Functional electrical stimulation (FES) can be used to activate the dysfunctional lower limb muscles of individuals with neurological disorders to produce cycling as a means of rehabilitation. However, previous literature suggests that poor muscle control and nonphysiological muscle fiber recruitment during FES-cycling causes lower efficiency and power output at the cycle crank than able-bodied cycling, thus motivating the investigation of improved control methods for FES-cycling. In this paper, a stimulation pattern is designed based on the kinematic effectiveness of the riders hip and knee joints to produce a forward torque about the cycle crank. A robust controller is designed for the uncertain, nonlinear cycle-rider system with autonomous, state-dependent switching. Provided sufficient conditions are satisfied, the switched controller yields ultimately bounded tracking of a desired cadence. Experimental results on four able-bodied subjects demonstrate cadence tracking errors of 0.05 ±1.59 and 5.27 ±2.14 revolutions per minute during volitional and FES-induced cycling, respectively. To establish feasibility of FES-assisted cycling in subjects with Parkinsons disease, experimental results with one subject demonstrate tracking errors of 0.43 ±4.06 and 0.17 ±3.11 revolutions per minute during volitional and FES-induced cycling, respectively.

Cadence control of stationary cycling induced by switched functional electrical stimulation control

Cycling induced by functional electrical stimulation (FES) is an effective means for exercise and rehabilitation of individuals suffering from neurological disorders such as stroke, spinal cord injury, and cerebral palsy.
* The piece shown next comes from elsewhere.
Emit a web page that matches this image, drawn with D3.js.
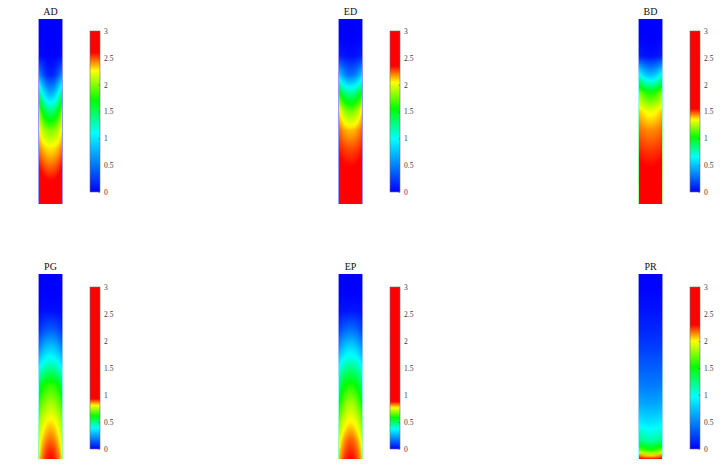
<!DOCTYPE html>
<html>
<head>
<meta charset="utf-8">
<script src="https://cdn.jsdelivr.net/npm/d3@7"></script>
<style>
  body { margin: 0; background: #fff; }
  text { font-family: "Liberation Serif", "Times New Roman", serif; }
</style>
</head>
<body>
<svg id="chart" width="720" height="470"></svg>
<script>
// Panel names, left to right, top to bottom
const panels = ["AD", "ED", "BD", "PG", "EP", "PR"];

// Depth positions (0 = top of column, 1 = bottom) where the profiles are read
const depth = [0, 0.1, 0.2, 0.3, 0.4, 0.5, 0.6, 0.7, 0.8, 0.9, 0.95, 1];

// Value where each panel's colour map reaches red
const cmax = [2.6, 2.35, 1.55, 0.93, 0.88, 2.3];

// Values along the centre line of each column
const centerAD = [0, 0, 0, 0.13, 0.73, 1.43, 1.98, 2.29, 2.47, 2.65, 2.75, 2.86];
const centerED = [0, 0, 0.05, 0.42, 1.22, 1.78, 2.12, 2.26, 2.35, 2.47, 2.54, 2.59];
const centerBD = [0, 0, 0.03, 0.47, 1.05, 1.33, 1.44, 1.5, 1.55, 1.61, 1.64, 1.67];
const centerPG = [0, 0, 0.02, 0.14, 0.31, 0.47, 0.65, 0.74, 0.82, 0.88, 0.91, 0.93];
const centerEP = [0, 0, 0.03, 0.16, 0.32, 0.46, 0.6, 0.7, 0.77, 0.84, 0.86, 0.88];
const centerPR = [0, 0.02, 0.07, 0.14, 0.23, 0.35, 0.46, 0.62, 0.85, 1.15, 1.56, 2.3];

// Values next to the side walls
const edgeAD = [0, 0, 0.05, 0.65, 1.51, 2.03, 2.29, 2.44, 2.6, 2.73, 2.82, 2.91];
const edgeED = [0, 0, 0.12, 0.82, 1.6, 2.1, 2.24, 2.32, 2.4, 2.49, 2.54, 2.59];
const edgeBD = [0, 0, 0.08, 0.7, 1.21, 1.4, 1.47, 1.52, 1.57, 1.63, 1.66, 1.67];
const edgePG = [0, 0, 0.01, 0.07, 0.2, 0.37, 0.56, 0.65, 0.73, 0.78, 0.8, 0.82];
const edgeEP = [0, 0, 0.02, 0.09, 0.22, 0.37, 0.49, 0.58, 0.67, 0.74, 0.77, 0.79];
const edgePR = [0, 0.02, 0.07, 0.14, 0.23, 0.35, 0.48, 0.64, 0.9, 1.27, 1.73, 2.42];

// Values on the wall line itself
const wallAD = [0, 0, 0, 0, 0, 0, 0, 0, 0, 0, 0, 0];
const wallED = [0, 0, 0, 0, 0, 0, 0, 0, 0, 0, 0, 0];
const wallBD = [0, 0, 0.03, 0.47, 0.7, 0.85, 0.93, 1.0, 1.02, 1.05, 1.08, 1.08];
const wallPG = [0, 0, 0, 0.05, 0.14, 0.28, 0.37, 0.46, 0.51, 0.56, 0.58, 0.6];
const wallEP = [0, 0, 0, 0.04, 0.13, 0.26, 0.35, 0.44, 0.48, 0.53, 0.55, 0.57];
const wallPR = [0, 0, 0.05, 0.1, 0.2, 0.3, 0.4, 0.5, 0.6, 0.8, 0.9, 1.0];

const centers = [centerAD, centerED, centerBD, centerPG, centerEP, centerPR];
const edges = [edgeAD, edgeED, edgeBD, edgePG, edgeEP, edgePR];
const walls = [wallAD, wallED, wallBD, wallPG, wallEP, wallPR];

// Colour bar ticks
const cbTicks = [0, 0.5, 1, 1.5, 2, 2.5, 3];
const cbDomain = [0, 3];

// Layout
const colLeft = [38, 338, 638];
const rowTop = [19, 274];
const stripW = 25;
const stripH = 185;
const cbTop = [31, 287];
const cbBottom = [192, 449];
const cbOffset = 52;
const cbW = 10;

const svg = d3.select("#chart");
const defs = svg.append("defs");

// Blue -> cyan -> green -> yellow -> red map, on a 0..1 fraction of cmax
const rainbow = d3.scaleLinear()
    .domain([0, 0.42, 0.66, 0.87, 1])
    .range(["#0000ff", "#00ffff", "#00ff00", "#ffff00", "#ff0000"])
    .clamp(true);

const samples = d3.range(0, 1.0001, 1 / 60);
let gid = 0;

panels.forEach((name, p) => {
    const left = colLeft[p % 3];
    const top = rowTop[Math.floor(p / 3)];
    const r = Math.floor(p / 3);

    const colour = v => rainbow(v / cmax[p]);
    const centerAt = d3.scaleLinear().domain(depth).range(centers[p]);
    const edgeAt = d3.scaleLinear().domain(depth).range(edges[p]);
    const wallAt = d3.scaleLinear().domain(depth).range(walls[p]);

    const g = svg.append("g");

    // Title
    g.append("text")
        .attr("x", left + stripW / 2)
        .attr("y", top - 4)
        .attr("text-anchor", "middle")
        .attr("font-size", "10px")
        .attr("fill", "#111")
        .text(name);

    // Inner cells: one 1px column per pixel across the width
    const inner = d3.range(1, stripW - 1);
    const xCell = d3.scaleLinear().domain([1, stripW - 1]).range([-1, 1]);

    inner.forEach(i => {
        const u = xCell(i + 0.5);
        const w = u * u;
        const id = "g" + (gid++);
        const grad = defs.append("linearGradient")
            .attr("id", id)
            .attr("x1", 0).attr("y1", 0).attr("x2", 0).attr("y2", 1);
        grad.selectAll("stop")
            .data(samples)
            .join("stop")
            .attr("offset", t => t)
            .attr("stop-color", t => colour(centerAt(t) + (edgeAt(t) - centerAt(t)) * w));
        g.append("rect")
            .attr("x", left + i)
            .attr("y", top)
            .attr("width", 1.05)
            .attr("height", stripH)
            .attr("fill", `url(#${id})`);
    });

    // Wall lines, half-covered pixels
    const wid = "g" + (gid++);
    const wgrad = defs.append("linearGradient")
        .attr("id", wid)
        .attr("x1", 0).attr("y1", 0).attr("x2", 0).attr("y2", 1);
    wgrad.selectAll("stop")
        .data(samples)
        .join("stop")
        .attr("offset", t => t)
        .attr("stop-color", t => colour(wallAt(t)));
    [left, left + stripW - 1].forEach(x => {
        g.append("rect")
            .attr("x", x)
            .attr("y", top)
            .attr("width", 1)
            .attr("height", stripH)
            .attr("fill", `url(#${wid})`)
            .attr("opacity", 0.4);
    });

    // Colour bar
    const cbx = left + cbOffset;
    const y = d3.scaleLinear().domain(cbDomain).range([cbBottom[r], cbTop[r]]);
    const cid = "g" + (gid++);
    const cgrad = defs.append("linearGradient")
        .attr("id", cid)
        .attr("x1", 0).attr("y1", 1).attr("x2", 0).attr("y2", 0);
    cgrad.selectAll("stop")
        .data(d3.range(0, 3.0001, 0.02))
        .join("stop")
        .attr("offset", v => v / 3)
        .attr("stop-color", v => colour(v));
    g.append("rect")
        .attr("x", cbx)
        .attr("y", cbTop[r])
        .attr("width", cbW)
        .attr("height", cbBottom[r] - cbTop[r])
        .attr("fill", `url(#${cid})`)
        .attr("stroke", "#6f6f6f")
        .attr("stroke-width", 0.6);

    const axis = g.append("g")
        .attr("transform", `translate(${cbx + cbW},0)`)
        .call(d3.axisRight(y)
            .tickValues(cbTicks)
            .tickFormat(d3.format("~g"))
            .tickSizeInner(-1.5)
            .tickSizeOuter(0)
            .tickPadding(4));
    axis.select(".domain").remove();
    axis.selectAll(".tick line").attr("stroke", "#555").attr("stroke-width", 0.5);
    axis.selectAll(".tick text")
        .attr("font-family", "Liberation Serif, Times New Roman, serif")
        .attr("font-size", "7.5px")
        .attr("fill", "#3a3a3a");
});
</script>
</body>
</html>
To achieve FES-cycling, potential fields are alternately applied across muscle groups in the lower extremities. Alternating stimulation of various muscle groups according to the crank position makes the FES-cycling system a switched system with autonomous state-dependent switching. This paper examines FES-cycling from a switched systems analysis perspective. Specifically, a switched sliding mode controller is developed to yield approximate tracking of a desired cadence despite an uncertain, nonlinear cycle-rider model. Cadence tracking is proven via a common Lyapunov-like function and experimental results are provided to demonstrate the performance of the switched controller.